Goat kids are getting weaned this weak, which means more milk for us. But I need some recipes. We skim for cream to make butter, but what can I do with the leftover skimmed milk? You can only drink so much ovaltine and lattes. We can't make mozzarella to save our lives. ( we tried three times this weekend and the result was only fit for mixing in to mashed potatoes.)

Ingredients we have(that I can think of):
vinegar, lemon juice, rennet tablets (Marschalls), MILK, store bought cultured buttermilk, herbs and spices, egg, flour, cornmeal, rice, sugar, honey, pineapple juice.

Any help would be appreciated. I don't want to waste any.


----------



## paintpony (Jan 5, 2013)

Cream of (whatever) soup, buttermilk biscuits, pudding, cherve, rice pudding, bread pudding, cheese.

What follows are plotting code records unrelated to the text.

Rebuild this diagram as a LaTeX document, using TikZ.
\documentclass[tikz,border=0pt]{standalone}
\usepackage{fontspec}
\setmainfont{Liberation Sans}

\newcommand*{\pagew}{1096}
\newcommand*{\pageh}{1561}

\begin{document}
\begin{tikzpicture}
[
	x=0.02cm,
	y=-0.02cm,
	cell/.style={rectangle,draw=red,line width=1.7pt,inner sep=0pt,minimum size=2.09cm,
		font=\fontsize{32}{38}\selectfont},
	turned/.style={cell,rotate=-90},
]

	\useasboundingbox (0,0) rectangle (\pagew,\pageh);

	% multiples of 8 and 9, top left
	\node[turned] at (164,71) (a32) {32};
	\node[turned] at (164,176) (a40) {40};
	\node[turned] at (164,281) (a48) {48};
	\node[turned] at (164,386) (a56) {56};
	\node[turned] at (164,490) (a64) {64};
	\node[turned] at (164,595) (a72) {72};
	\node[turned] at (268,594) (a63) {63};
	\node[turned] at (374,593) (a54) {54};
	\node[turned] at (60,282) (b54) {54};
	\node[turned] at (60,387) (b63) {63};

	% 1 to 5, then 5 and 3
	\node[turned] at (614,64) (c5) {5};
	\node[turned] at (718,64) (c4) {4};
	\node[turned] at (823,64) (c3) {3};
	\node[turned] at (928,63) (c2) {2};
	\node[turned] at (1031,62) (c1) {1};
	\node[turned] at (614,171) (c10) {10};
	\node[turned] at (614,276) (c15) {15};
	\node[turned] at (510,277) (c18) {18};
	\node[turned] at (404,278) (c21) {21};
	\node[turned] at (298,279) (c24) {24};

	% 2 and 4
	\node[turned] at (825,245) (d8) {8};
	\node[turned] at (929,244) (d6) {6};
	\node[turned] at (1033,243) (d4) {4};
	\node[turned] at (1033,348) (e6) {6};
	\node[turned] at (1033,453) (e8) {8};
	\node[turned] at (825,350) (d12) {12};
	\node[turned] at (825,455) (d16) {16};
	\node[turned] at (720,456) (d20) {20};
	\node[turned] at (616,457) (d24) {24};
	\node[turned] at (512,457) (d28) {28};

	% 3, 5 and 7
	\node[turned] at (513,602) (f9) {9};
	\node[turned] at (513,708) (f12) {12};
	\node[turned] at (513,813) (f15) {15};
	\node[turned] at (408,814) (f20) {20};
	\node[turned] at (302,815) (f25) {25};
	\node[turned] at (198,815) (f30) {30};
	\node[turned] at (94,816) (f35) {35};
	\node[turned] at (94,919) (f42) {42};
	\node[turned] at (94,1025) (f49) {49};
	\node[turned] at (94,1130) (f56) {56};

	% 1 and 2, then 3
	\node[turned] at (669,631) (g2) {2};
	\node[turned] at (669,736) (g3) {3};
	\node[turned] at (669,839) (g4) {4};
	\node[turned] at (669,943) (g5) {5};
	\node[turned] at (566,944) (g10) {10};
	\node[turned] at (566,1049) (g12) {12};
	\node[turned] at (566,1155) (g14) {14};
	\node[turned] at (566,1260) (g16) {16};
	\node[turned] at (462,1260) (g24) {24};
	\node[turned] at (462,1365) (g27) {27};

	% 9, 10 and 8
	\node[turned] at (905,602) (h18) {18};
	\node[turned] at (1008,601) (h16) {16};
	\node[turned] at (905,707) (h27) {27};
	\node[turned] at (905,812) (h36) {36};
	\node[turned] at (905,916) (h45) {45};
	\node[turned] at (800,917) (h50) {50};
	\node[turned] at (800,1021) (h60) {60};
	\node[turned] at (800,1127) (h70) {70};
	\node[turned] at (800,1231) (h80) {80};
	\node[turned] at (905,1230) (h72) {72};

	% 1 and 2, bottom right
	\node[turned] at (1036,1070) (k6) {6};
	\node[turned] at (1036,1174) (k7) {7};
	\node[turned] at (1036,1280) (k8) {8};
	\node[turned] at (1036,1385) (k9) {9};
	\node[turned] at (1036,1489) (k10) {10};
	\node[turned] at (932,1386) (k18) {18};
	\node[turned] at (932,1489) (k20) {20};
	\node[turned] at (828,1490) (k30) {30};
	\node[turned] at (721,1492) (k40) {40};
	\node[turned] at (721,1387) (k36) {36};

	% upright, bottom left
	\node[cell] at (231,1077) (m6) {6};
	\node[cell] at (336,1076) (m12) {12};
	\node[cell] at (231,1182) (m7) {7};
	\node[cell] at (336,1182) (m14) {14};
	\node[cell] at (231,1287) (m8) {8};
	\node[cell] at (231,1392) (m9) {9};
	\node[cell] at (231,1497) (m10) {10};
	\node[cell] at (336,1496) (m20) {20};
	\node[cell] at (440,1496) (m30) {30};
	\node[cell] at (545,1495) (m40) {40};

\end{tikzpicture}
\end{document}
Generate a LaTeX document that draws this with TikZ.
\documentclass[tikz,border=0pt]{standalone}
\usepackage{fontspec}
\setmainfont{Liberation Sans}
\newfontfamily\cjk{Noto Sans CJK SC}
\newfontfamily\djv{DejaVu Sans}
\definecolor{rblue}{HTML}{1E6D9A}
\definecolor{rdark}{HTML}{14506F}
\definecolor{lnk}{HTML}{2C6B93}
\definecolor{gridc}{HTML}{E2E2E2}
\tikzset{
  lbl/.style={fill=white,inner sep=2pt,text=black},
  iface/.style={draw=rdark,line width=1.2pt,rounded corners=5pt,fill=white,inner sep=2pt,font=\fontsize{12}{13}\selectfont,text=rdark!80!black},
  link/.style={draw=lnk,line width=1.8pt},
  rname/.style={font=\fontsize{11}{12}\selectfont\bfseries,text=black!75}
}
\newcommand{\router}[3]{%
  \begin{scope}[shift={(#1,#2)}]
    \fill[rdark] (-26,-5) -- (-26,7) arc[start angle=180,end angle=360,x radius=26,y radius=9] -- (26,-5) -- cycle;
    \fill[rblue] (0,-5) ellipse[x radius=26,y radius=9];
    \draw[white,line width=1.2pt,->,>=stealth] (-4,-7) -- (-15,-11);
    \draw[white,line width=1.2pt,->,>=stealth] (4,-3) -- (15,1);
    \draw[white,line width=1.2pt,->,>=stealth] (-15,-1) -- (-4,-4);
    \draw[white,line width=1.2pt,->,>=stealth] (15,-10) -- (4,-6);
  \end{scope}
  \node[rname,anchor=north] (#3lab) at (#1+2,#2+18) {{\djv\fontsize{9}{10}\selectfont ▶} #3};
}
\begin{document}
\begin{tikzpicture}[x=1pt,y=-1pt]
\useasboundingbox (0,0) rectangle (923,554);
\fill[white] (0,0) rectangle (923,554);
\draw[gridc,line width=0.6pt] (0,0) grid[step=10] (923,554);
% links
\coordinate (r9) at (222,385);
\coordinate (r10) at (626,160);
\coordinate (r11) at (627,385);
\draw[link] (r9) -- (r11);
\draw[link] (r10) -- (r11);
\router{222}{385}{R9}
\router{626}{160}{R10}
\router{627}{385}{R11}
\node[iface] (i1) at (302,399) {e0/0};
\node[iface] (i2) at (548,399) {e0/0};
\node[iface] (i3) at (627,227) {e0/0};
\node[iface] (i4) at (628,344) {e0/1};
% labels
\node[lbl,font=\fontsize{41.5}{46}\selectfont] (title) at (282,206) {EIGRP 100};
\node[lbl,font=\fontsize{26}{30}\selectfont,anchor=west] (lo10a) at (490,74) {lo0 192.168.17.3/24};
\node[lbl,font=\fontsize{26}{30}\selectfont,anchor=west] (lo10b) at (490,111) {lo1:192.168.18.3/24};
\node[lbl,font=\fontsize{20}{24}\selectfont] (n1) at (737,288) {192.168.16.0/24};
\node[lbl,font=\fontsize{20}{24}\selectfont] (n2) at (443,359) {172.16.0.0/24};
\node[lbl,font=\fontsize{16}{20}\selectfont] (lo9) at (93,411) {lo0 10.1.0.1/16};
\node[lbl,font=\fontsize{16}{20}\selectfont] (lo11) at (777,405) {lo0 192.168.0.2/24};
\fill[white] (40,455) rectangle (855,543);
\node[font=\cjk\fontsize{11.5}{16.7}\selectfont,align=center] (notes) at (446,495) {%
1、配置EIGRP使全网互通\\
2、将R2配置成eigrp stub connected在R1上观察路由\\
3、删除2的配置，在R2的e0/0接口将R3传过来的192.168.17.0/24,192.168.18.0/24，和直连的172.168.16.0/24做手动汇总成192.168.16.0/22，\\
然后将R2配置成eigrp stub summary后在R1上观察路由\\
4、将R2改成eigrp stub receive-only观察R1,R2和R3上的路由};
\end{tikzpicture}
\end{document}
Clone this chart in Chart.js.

Why can't you make mozz? It's very easy. Also, I would use liquid rennet from a cheese supply and not rennet tablets.


----------



## Shayanna (Aug 1, 2012)

Every time, I can get to the point where its time to strain off the whey, and my curds fall apart. Or I put it in the hot water to knead, and they fall apart.
Also, the rennet was given to us by a friend, so we didn't buy it. I don't get paid till friday, so I'll probably buy some then.


----------



## Shayanna (Aug 1, 2012)

Rice pudding and bread pudding sound quite interesting...


----------



## netskyblue (Jul 25, 2012)

Cajeta: http://www.mrswheelbarrow.com/2013/05/tropical-tart-with-homemade-cajeta/

Smoothies!

I've heard good things about chicken in milk: http://www.foodnetwork.com/recipes/jamie-oliver/chicken-in-milk-recipe/index.html

Potato soup


----------



## paintpony (Jan 5, 2013)

When you try making mozz, are you using a thermometer? Sounds like if the curds are falling apart either they aren't kept at the correct temp or aren't at that temp long enough. Do you get a clean break? I've never used rennet tablets, so I don't know if that is what is causing yours curds to fall apart. Also, I've read that chlorinated water interferes with rennet.


----------



## Shayanna (Aug 1, 2012)

I have a candy thermometer I've been using. I'll try again tonight and let you know how it goes. I'll try to let the curds set a little longer before I cut maybe? I do get a clean break when I cut up the curds.
No chlorinated water within 10 miles of me. Unless someone has a pool, lol.


----------



## jwal10 (Jun 5, 2010)

Pudding and baked custard....James


----------



## paintpony (Jan 5, 2013)

How did your mozz turn out?


----------



## Shayanna (Aug 1, 2012)

sorry didn't have much time this weekend. i tried tonight and failed again. i tried letting the curds set for longer and that didnt work either. i think i am just going to have to invest in a larger pot and some liquid rennet.
but... we did get a blender and made shakes. i also made some butterscotch pudding (i cheated and used chips) and we officially made the decision to stop buying creamer. i guess for now we will stick with vinegar cheese. oh well. any good cheesemaking store website links? nobody sells rennet near me.


----------



## marsharini (Dec 31, 2011)

I buy liquid rennet from cheesemaking.com. Sometimes when I get into Grand Rapids Siciliano's has cheesemaking supplies, but I would check first to see if they have liquid rennet. Most of my supplies I order online. Cheesemaking.com is New England Cheesemaking and they're great about answering questions by e-mail.


----------



## paintpony (Jan 5, 2013)

Well, that's too bad! Must be the rennet tablets. Butterscotch pudding is easy if you use a double boiler. 
I also get my supplies from New England Cheesemaking. They are really good, and they also have cheese recipes and videos on their website.


----------



## myminifarm (Sep 6, 2007)

When we are over run with skim I found this recipe for a Low Fat Alfredo sauce on cooks.com & we really like it
http://www.cooks.com/rec/doc/0,1725,158161-232205,00.html


----------